2. find the slope of the tangent line to the polar curve r = sin(2θ) at θ = π/4. sketch a graph of the curve…

2. find the slope of the tangent line to the polar curve r = sin(2θ) at θ = π/4. sketch a graph of the curve with the tangent line.
Answer
Explanation:
Step1: Recall the formula for the slope of a tangent in polar - coordinates
The formula for the slope of the tangent line to a polar curve $r = f(\theta)$ is $\frac{dy}{dx}=\frac{\frac{dr}{d\theta}\sin\theta + r\cos\theta}{\frac{dr}{d\theta}\cos\theta - r\sin\theta}$.
Step2: Differentiate $r=\sin(2\theta)$ with respect to $\theta$
Using the chain - rule, if $u = 2\theta$, then $\frac{dr}{d\theta}=\frac{d}{d\theta}\sin(2\theta)=2\cos(2\theta)$.

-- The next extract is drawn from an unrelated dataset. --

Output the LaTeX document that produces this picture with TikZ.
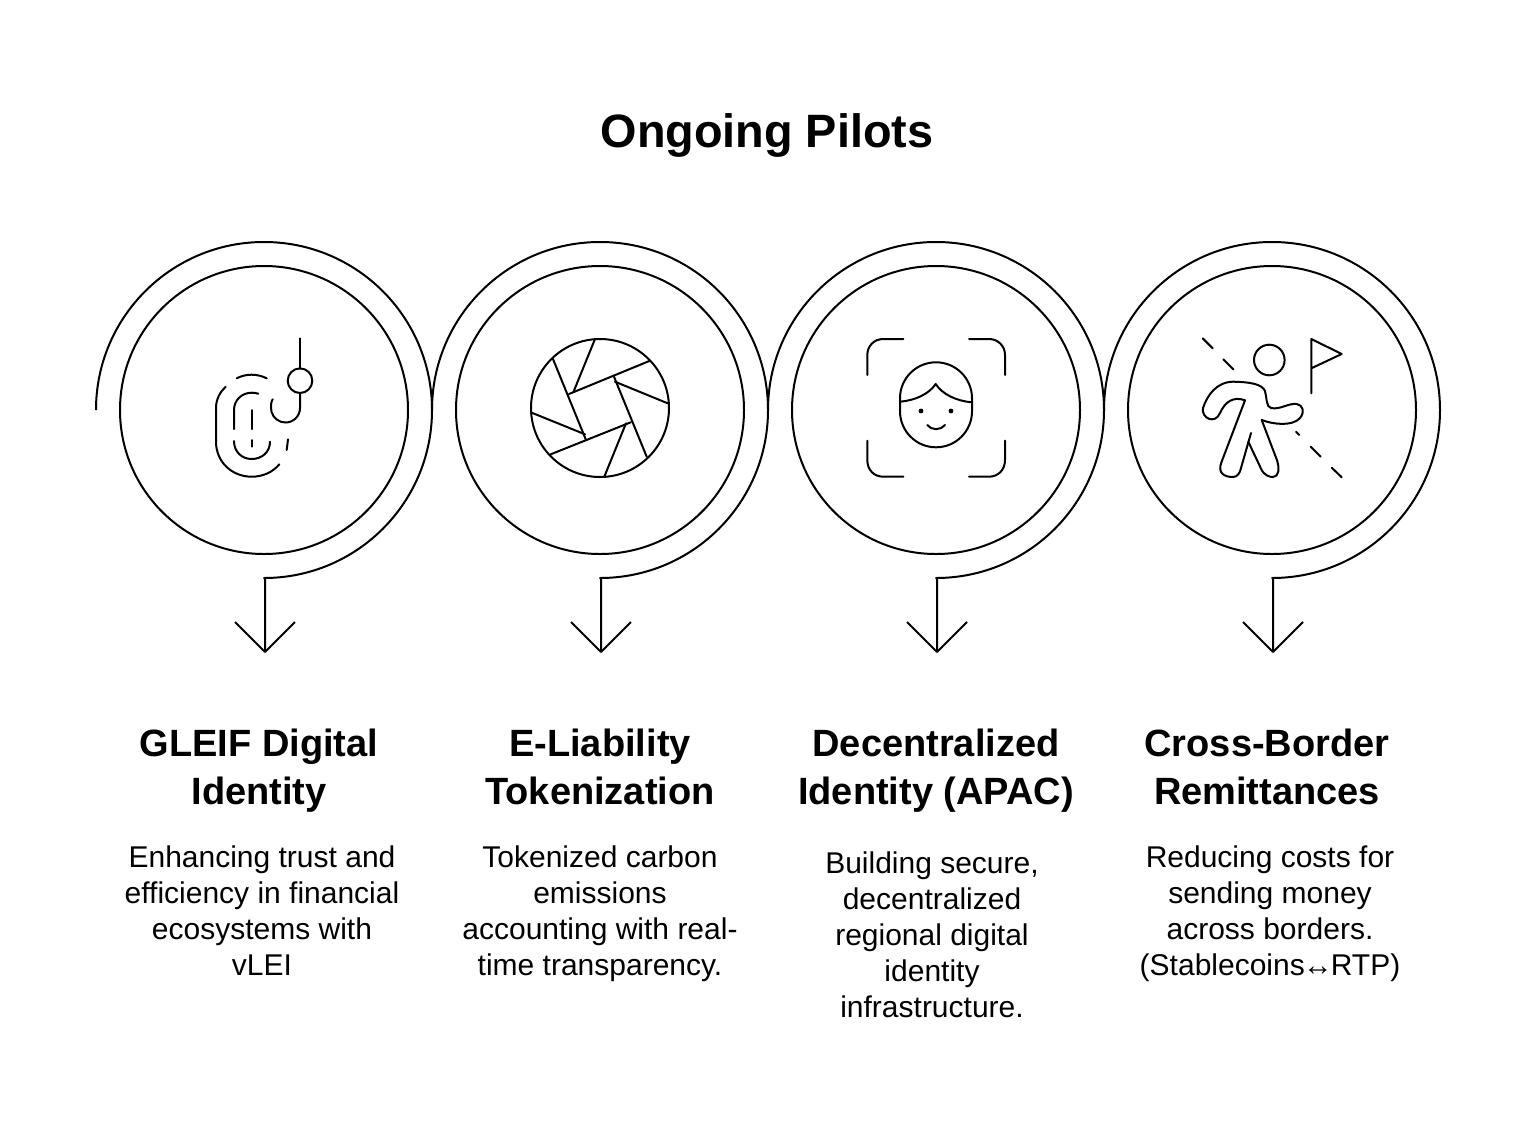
\documentclass[tikz,border=0pt]{standalone}
\usepackage{fontspec}
\setmainfont{Liberation Sans}
\tikzset{
  ink/.style={line width=2pt,draw=black,line join=round},
  icon/.style={ink,line cap=round},
  ring/.style={ink,circle,inner sep=0pt,minimum size=288pt},
  titletext/.style={inner sep=0pt,font=\fontsize{46.8}{58}\selectfont\bfseries},
  headtext/.style={inner sep=0pt,align=center,font=\fontsize{38}{48}\selectfont\bfseries},
  bodytext/.style={inner sep=0pt,align=center,font=\fontsize{30}{36}\selectfont},
}
\begin{document}
\begin{tikzpicture}[x=1pt,y=-1pt]
\useasboundingbox (0,0) rectangle (1534,1128);
\node[titletext] (title) at (767,135) {Ongoing Pilots};
% rings, spirals, arrows
\foreach \i/\cx in {1/264,2/600,3/936,4/1272}{
  \node[ring] (c\i) at (\cx,410) {};
  \coordinate (s\i) at (\cx-168,410);
  \coordinate (e\i) at (\cx+1,578);
  \coordinate (tip\i) at (\cx+1,652);
  \coordinate (hl\i) at (\cx+1-30,622);
  \coordinate (hr\i) at (\cx+1+30,622);
  \draw[ink] (s\i) arc[start angle=180,end angle=450,radius=168] -- (e\i) -- (tip\i);
  \draw[ink] (hl\i) -- (tip\i) -- (hr\i);
}
% icon 1
\draw[icon] (300,338.3) -- (300,368.5);
\node[ink,circle,inner sep=0pt,minimum size=24.6pt] (hookball) at (300,380.7) {};
\draw[icon] (hookball.south) -- (300,408) arc[start angle=0,end angle=165,radius=14.5] .. controls (270.5,405) and (271,402) .. (272.7,399.3);
\draw[icon] (225.7,386.7) .. controls (220,392) and (216,399) .. (216,408.3) -- (216,441.7) .. controls (216,462) and (232,476.7) .. (251.7,476.7) .. controls (263,476.7) and (273,472) .. (279.3,464.3);
\draw[icon] (236.7,378.3) .. controls (246,373.5) and (257,373.5) .. (266.7,378.3);
\draw[icon] (234,429) -- (234,410) .. controls (234,400) and (242,392.7) .. (251.7,392.7) .. controls (254,392.7) and (256,393) .. (258.3,393.7);
\draw[icon] (251.7,410) -- (251.7,429);
\draw[icon] (251.7,440) -- (251.7,446.7);
\draw[icon] (234,441) .. controls (234,452) and (242,459) .. (251.7,459) .. controls (262,459) and (270,452) .. (270,441.7);
\draw[icon] (288,439.3) -- (286.7,450);
% icon 2
\node[ink,circle,inner sep=0pt,minimum size=138pt] (iris) at (600,408) {};
\draw[icon] (595,339) -- (573.3,392.3);
\draw[icon] (552.7,358.3) -- (586,440);
\draw[icon] (649.3,361) -- (569,394);
\draw[icon] (531.7,412.7) -- (585,434.3);
\draw[icon] (667.7,403.3) -- (615,381.7);
\draw[icon] (614,376.7) -- (646.7,456.7);
\draw[icon] (550.7,454.3) -- (630.7,422.3);
\draw[icon] (626,423.3) -- (604.3,476.7);
% icon 3
\draw[icon] (903.3,339) -- (883.3,339) .. controls (874,339) and (867.3,346) .. (867.3,355) -- (867.3,375);
\draw[icon] (969,339) -- (989,339) .. controls (998,339) and (1005,346) .. (1005,355) -- (1005,375);
\draw[icon] (867.3,440.7) -- (867.3,460) .. controls (867.3,470) and (874,476.7) .. (883.3,476.7) -- (903.3,476.7);
\draw[icon] (1005,440.7) -- (1005,460) .. controls (1005,470) and (998,476.7) .. (989,476.7) -- (969,476.7);
\draw[icon] (900,398.3) .. controls (900,378.5) and (916,362.3) .. (936,362.3) .. controls (956,362.3) and (972,378.5) .. (972,398.3) -- (972,411.3) .. controls (972,431) and (956,447.3) .. (936,447.3) .. controls (916,447.3) and (900,431) .. (900,411.3) -- cycle;
\draw[icon] (900,401.7) .. controls (915,400.5) and (929,394) .. (935.7,384) .. controls (942,394) and (956,401) .. (972,402.3);
\fill (921,411) circle[radius=2.4];
\fill (951,411) circle[radius=2.4];
\draw[icon] (927.3,425) .. controls (931,430.5) and (941,430.5) .. (945,425);
% icon 4
\draw[icon] (1202.7,338.3) -- (1212.7,348.3);
\draw[icon] (1223.3,359.3) -- (1233.3,369.3);
\draw[icon] (1296,431.7) -- (1299.3,435);
\draw[icon] (1310.7,446.7) -- (1320.7,456.7);
\draw[icon] (1331.7,467.7) -- (1341.7,477.3);
\node[ink,circle,inner sep=0pt,minimum size=30.6pt] (walkerhead) at (1269.3,360) {};
\draw[icon] (1311.3,393.3) -- (1311.3,339) -- (1341.7,354) -- (1311.3,368.3);
\draw[icon] (1245,400.3) -- (1221.7,461.5)
  .. controls (1217,473) and (1224,477) .. (1233,477)
  .. controls (1238,477) and (1240,472) .. (1240.7,469)
  -- (1251,433);
\draw[icon] (1248.3,441.7) -- (1260.7,468)
  .. controls (1264,476) and (1270,477) .. (1273,477)
  .. controls (1279,477) and (1279.5,468) .. (1277.3,461)
  -- (1261.7,420);
\draw[icon] (1261.7,420)
  .. controls (1272,424) and (1292,427) .. (1300,418)
  .. controls (1305,412) and (1303,405) .. (1296.7,404)
  .. controls (1288,403) and (1280,410) .. (1271,408)
  .. controls (1266,407) and (1267,398) .. (1265,391)
  .. controls (1262,384) and (1250,382) .. (1233,381.7)
  .. controls (1216,382) and (1207,396) .. (1203,408)
  .. controls (1201,418) and (1215,425) .. (1220,413)
  .. controls (1225,402) and (1233,396) .. (1245,400.3);
% labels
\node[headtext] (h1) at (259,771) {GLEIF Digital\\Identity};
\node[headtext] (h2) at (600,767) {E-Liability\\Tokenization};
\node[headtext] (h3) at (936,771) {Decentralized\\Identity (APAC)};
\node[headtext] (h4) at (1267,767) {Cross-Border\\Remittances};
\node[bodytext] (b1) at (262,911) {Enhancing trust and\\efficiency in financial\\ecosystems with\\vLEI};
\node[bodytext] (b2) at (600,914) {Tokenized carbon\\emissions\\accounting with real-\\time transparency.};
\node[bodytext] (b3) at (932,935) {Building secure,\\decentralized\\regional digital\\identity\\infrastructure.};
\node[bodytext] (b4) at (1270,914) {Reducing costs for\\sending money\\across borders.\\(Stablecoins\kern-2pt↔\kern-2ptRTP)};
\end{tikzpicture}
\end{document}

Step3: Evaluate $r$ and $\frac{dr}{d\theta}$ at $\theta=\frac{\pi}{4}$
When $\theta=\frac{\pi}{4}$, $r=\sin(2\times\frac{\pi}{4})=\sin(\frac{\pi}{2}) = 1$. When $\theta=\frac{\pi}{4}$, $\frac{dr}{d\theta}=2\cos(2\times\frac{\pi}{4})=2\cos(\frac{\pi}{2}) = 0$.
Step4: Substitute into the slope formula
Substitute $r = 1$, $\frac{dr}{d\theta}=0$, and $\theta=\frac{\pi}{4}$ into $\frac{dy}{dx}=\frac{\frac{dr}{d\theta}\sin\theta + r\cos\theta}{\frac{dr}{d\theta}\cos\theta - r\sin\theta}$. We get $\frac{dy}{dx}=\frac{0\times\sin(\frac{\pi}{4})+1\times\cos(\frac{\pi}{4})}{0\times\cos(\frac{\pi}{4})-1\times\sin(\frac{\pi}{4})}=\frac{\frac{\sqrt{2}}{2}}{-\frac{\sqrt{2}}{2}}=- 1$.
Answer:
The slope of the tangent line to the polar curve $r = \sin(2\theta)$ at $\theta=\frac{\pi}{4}$ is $-1$.
For the sketch:
- The polar curve $r = \sin(2\theta)$ is a four - petaled rose. The general form of a rose curve is $r = a\sin(n\theta)$ or $r=a\cos(n\theta)$. When $n = 2$ (even), the number of petals is $2n=4$.
- To sketch the tangent line at $\theta=\frac{\pi}{4}$, we know that in polar coordinates, the point on the curve is $(r,\theta)=(1,\frac{\pi}{4})$. In Cartesian coordinates, $x = r\cos\theta=1\times\cos(\frac{\pi}{4})=\frac{\sqrt{2}}{2}$ and $y = r\sin\theta=1\times\sin(\frac{\pi}{4})=\frac{\sqrt{2}}{2}$. The slope of the tangent line is $-1$. So the tangent line has the equation $y-\frac{\sqrt{2}}{2}=-(x - \frac{\sqrt{2}}{2})$ or $y=-x+\sqrt{2}$ in Cartesian coordinates. We can plot the four - petaled rose curve $r = \sin(2\theta)$ and the tangent line $y=-x+\sqrt{2}$ on the same set of axes.